In 2017, Ash unretired from football and was medically cleared to play. Per his agent, vestibular migraines were giving off concussion symptoms and have been controlled by medication. He took part in Texas's 2017 Pro Day. He then participated in The Spring League as an opportunity to gain experience among other young professionals and veterans of the NFL, and to create game film by participating in games for the instructional league during its debut year of operation. Among his highlights was a 41-yard touchdown pass to wide receiver Kenzel Doe.
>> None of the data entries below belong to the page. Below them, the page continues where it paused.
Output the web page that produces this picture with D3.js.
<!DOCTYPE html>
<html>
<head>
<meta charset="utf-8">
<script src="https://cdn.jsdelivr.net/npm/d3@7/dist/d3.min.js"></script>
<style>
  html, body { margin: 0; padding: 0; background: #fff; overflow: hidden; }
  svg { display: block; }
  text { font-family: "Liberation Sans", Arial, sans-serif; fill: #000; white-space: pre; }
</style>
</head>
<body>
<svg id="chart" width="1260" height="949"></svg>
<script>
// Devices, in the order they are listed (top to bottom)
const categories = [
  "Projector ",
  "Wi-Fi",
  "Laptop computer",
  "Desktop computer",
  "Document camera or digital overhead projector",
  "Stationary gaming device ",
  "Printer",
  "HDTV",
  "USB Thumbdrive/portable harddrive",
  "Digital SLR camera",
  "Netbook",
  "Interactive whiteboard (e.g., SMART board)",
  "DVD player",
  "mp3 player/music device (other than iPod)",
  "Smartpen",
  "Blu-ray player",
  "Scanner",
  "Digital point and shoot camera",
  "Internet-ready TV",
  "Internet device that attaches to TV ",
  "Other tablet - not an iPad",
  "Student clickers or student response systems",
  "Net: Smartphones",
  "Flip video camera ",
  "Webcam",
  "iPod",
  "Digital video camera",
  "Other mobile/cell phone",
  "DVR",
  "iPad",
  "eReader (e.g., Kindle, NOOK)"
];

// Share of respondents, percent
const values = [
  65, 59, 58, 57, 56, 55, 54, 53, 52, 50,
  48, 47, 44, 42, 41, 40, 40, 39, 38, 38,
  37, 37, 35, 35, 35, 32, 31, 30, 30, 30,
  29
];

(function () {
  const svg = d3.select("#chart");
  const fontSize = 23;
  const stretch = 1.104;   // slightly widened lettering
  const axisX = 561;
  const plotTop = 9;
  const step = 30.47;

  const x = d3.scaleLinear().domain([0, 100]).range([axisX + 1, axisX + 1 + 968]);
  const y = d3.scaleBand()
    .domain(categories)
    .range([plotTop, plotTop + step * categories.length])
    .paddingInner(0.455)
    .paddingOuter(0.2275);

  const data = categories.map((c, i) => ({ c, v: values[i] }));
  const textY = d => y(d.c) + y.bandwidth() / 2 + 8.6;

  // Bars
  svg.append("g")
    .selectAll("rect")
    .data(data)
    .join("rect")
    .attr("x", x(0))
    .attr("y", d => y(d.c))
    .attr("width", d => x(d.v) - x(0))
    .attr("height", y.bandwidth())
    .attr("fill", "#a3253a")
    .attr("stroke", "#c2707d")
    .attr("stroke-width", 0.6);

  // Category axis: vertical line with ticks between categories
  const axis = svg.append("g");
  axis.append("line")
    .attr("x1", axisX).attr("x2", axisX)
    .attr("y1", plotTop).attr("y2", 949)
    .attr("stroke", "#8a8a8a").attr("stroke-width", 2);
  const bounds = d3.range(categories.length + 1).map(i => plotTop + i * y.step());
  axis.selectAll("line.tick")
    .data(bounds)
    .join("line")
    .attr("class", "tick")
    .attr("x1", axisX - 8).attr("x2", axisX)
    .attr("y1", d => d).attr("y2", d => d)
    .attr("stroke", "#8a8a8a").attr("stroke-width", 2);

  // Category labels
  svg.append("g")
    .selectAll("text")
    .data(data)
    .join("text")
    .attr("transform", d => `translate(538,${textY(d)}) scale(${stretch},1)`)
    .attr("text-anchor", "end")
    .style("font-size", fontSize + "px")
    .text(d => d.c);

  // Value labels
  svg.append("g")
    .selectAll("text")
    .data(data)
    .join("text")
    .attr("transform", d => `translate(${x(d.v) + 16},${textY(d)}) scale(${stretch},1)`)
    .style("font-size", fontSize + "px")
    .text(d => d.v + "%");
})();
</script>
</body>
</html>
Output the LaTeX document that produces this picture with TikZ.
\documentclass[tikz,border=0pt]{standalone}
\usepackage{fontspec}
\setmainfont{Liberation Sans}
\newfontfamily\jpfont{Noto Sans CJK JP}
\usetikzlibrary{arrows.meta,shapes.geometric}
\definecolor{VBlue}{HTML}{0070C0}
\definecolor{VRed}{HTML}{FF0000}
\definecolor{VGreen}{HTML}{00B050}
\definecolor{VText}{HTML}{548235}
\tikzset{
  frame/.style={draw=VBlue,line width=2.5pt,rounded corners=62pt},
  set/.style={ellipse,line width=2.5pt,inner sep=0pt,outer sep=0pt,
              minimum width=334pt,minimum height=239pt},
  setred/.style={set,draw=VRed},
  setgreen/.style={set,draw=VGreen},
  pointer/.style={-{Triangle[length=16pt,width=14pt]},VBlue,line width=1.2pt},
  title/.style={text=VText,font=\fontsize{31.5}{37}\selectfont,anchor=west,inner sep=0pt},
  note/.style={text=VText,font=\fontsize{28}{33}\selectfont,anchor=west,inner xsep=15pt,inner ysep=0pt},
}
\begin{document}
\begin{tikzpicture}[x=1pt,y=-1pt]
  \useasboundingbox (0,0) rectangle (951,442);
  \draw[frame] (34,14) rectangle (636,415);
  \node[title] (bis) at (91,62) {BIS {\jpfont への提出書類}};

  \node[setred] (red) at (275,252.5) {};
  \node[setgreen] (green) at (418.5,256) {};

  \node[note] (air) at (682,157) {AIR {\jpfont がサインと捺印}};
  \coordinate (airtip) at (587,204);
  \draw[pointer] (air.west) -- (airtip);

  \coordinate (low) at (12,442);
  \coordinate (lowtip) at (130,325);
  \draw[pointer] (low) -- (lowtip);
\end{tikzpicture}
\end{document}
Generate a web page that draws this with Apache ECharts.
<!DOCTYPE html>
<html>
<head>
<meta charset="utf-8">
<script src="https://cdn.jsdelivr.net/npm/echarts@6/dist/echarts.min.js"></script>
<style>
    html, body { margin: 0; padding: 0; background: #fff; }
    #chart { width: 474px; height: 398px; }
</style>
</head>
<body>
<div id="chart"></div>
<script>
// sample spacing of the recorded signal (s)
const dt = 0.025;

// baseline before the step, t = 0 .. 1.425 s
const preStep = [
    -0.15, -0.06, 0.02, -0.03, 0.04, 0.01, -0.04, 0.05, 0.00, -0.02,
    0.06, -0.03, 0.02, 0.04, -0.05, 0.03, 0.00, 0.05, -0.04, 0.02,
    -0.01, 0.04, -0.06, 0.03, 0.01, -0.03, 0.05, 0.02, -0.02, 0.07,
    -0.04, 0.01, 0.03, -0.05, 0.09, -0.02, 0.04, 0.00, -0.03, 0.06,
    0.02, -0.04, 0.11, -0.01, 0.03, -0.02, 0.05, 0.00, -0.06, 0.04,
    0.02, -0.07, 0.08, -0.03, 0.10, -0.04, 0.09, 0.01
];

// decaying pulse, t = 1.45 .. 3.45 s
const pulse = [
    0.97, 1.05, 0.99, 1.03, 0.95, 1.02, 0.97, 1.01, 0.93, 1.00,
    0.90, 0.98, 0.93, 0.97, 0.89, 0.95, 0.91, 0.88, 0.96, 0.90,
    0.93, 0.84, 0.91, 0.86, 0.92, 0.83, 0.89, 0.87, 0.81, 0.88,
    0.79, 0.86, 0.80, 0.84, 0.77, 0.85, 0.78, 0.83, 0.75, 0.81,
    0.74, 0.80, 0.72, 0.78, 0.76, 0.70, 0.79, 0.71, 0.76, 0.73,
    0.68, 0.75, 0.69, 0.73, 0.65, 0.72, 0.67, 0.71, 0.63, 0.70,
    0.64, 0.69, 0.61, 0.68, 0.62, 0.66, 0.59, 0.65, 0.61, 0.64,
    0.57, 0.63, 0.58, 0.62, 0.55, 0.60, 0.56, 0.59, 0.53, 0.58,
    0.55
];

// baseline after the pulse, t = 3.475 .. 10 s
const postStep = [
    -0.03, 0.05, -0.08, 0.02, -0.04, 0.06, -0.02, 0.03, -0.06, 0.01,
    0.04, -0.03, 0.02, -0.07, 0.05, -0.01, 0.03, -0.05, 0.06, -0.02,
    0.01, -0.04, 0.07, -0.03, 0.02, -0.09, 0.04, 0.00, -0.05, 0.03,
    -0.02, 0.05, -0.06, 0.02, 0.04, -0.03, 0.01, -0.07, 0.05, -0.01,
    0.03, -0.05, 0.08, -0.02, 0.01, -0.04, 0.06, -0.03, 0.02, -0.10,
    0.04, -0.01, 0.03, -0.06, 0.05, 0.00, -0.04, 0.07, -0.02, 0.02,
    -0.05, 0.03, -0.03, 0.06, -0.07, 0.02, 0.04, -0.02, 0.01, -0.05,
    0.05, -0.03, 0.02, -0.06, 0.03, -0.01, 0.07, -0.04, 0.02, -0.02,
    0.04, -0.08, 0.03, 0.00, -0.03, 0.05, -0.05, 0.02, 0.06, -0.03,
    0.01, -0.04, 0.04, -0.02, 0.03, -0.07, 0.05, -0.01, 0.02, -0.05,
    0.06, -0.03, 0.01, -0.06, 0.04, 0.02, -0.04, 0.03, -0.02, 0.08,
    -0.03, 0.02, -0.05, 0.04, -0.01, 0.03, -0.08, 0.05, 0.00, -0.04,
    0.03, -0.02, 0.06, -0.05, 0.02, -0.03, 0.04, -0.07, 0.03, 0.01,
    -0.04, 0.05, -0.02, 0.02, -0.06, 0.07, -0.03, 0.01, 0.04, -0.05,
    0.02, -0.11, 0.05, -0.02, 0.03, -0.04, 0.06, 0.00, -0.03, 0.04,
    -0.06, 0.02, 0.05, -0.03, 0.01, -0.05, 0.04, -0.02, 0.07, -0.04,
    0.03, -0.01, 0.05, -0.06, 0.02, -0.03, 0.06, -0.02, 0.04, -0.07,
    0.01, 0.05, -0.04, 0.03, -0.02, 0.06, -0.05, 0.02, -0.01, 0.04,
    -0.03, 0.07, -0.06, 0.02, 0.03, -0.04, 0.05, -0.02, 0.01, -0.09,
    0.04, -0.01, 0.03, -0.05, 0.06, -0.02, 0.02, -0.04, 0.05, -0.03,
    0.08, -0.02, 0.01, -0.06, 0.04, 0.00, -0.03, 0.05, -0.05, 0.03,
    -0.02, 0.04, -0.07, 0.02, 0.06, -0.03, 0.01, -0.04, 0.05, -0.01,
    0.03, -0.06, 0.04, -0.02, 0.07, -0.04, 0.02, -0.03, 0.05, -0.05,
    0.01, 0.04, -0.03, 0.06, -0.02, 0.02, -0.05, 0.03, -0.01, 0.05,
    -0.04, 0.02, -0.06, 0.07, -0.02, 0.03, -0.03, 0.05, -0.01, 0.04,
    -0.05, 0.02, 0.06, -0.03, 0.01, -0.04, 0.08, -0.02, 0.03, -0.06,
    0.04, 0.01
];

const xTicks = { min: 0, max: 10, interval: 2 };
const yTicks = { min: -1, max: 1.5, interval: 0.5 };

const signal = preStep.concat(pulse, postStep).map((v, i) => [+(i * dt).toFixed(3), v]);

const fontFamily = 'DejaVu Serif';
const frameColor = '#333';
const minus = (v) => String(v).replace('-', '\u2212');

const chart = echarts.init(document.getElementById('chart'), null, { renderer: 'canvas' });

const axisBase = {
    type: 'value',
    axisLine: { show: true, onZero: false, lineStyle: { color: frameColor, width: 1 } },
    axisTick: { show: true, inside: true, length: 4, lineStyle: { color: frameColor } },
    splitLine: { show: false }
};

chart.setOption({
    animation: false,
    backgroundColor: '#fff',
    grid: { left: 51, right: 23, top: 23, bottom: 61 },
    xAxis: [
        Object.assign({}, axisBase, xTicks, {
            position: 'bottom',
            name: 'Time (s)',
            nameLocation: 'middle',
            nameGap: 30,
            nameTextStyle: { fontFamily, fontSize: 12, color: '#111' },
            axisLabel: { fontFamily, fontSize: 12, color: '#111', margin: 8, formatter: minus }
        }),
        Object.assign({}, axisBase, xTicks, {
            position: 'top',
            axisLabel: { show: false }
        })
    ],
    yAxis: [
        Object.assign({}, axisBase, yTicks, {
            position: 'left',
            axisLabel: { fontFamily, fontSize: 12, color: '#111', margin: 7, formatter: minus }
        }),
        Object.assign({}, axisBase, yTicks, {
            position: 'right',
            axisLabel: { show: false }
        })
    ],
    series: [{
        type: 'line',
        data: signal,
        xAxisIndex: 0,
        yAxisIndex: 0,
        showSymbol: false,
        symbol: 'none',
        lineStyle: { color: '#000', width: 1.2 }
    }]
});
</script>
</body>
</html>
Following his performance during The Spring League, Ash was invited to the Carolina Panthers rookie mini-camp in May 2017, but was not signed to a contract. Ash played for The Spring League again in July as part of the Showcase game, where he started the game for the California roster and led several scoring drives. He completed 9-of-13 passes for 96 yards and a 4-yard touchdown pass to Anthony Dixon and rushed three times for a total of 10 yards, with his longest for 9 yards. However, Ash's California roster lost to the East roster, 23–19.

Pre-draft measurables
| Height | Weight | 40-yard dash | 10-yard split | 20-yard split | 20-yard shuttle | Three-cone drill | Vertical jump | Broad jump |
| 6 ft 3 in (1.91 m) | 225 lb (102 kg) | 4.81 s | 1.75 s | 2.81 s | 4.66 s | 7.22 s | 33 in (0.84 m) | 9 ft 11 in (3.02 m) |
All values from Texas Pro Day

===Europe===
On April 23, 2021, David Ash signed with the Warsaw Mets of the Polish Football League. The team went 3–5 and lost in the first round of the playoffs.

==Personal life==
Ash is the son of Stephen and Lynn Ash and one of six children. His father, Stephen was a principal at Academy Middle School in Little River, Texas. Ash is also a devout Christian and participates in the Fellowship of Christian Athletes and Young Life. He completed undergraduate study to obtain Bachelor of Science in Communications, then furthered his study to confer the Master of Science in Finance from The University of Texas at Austin.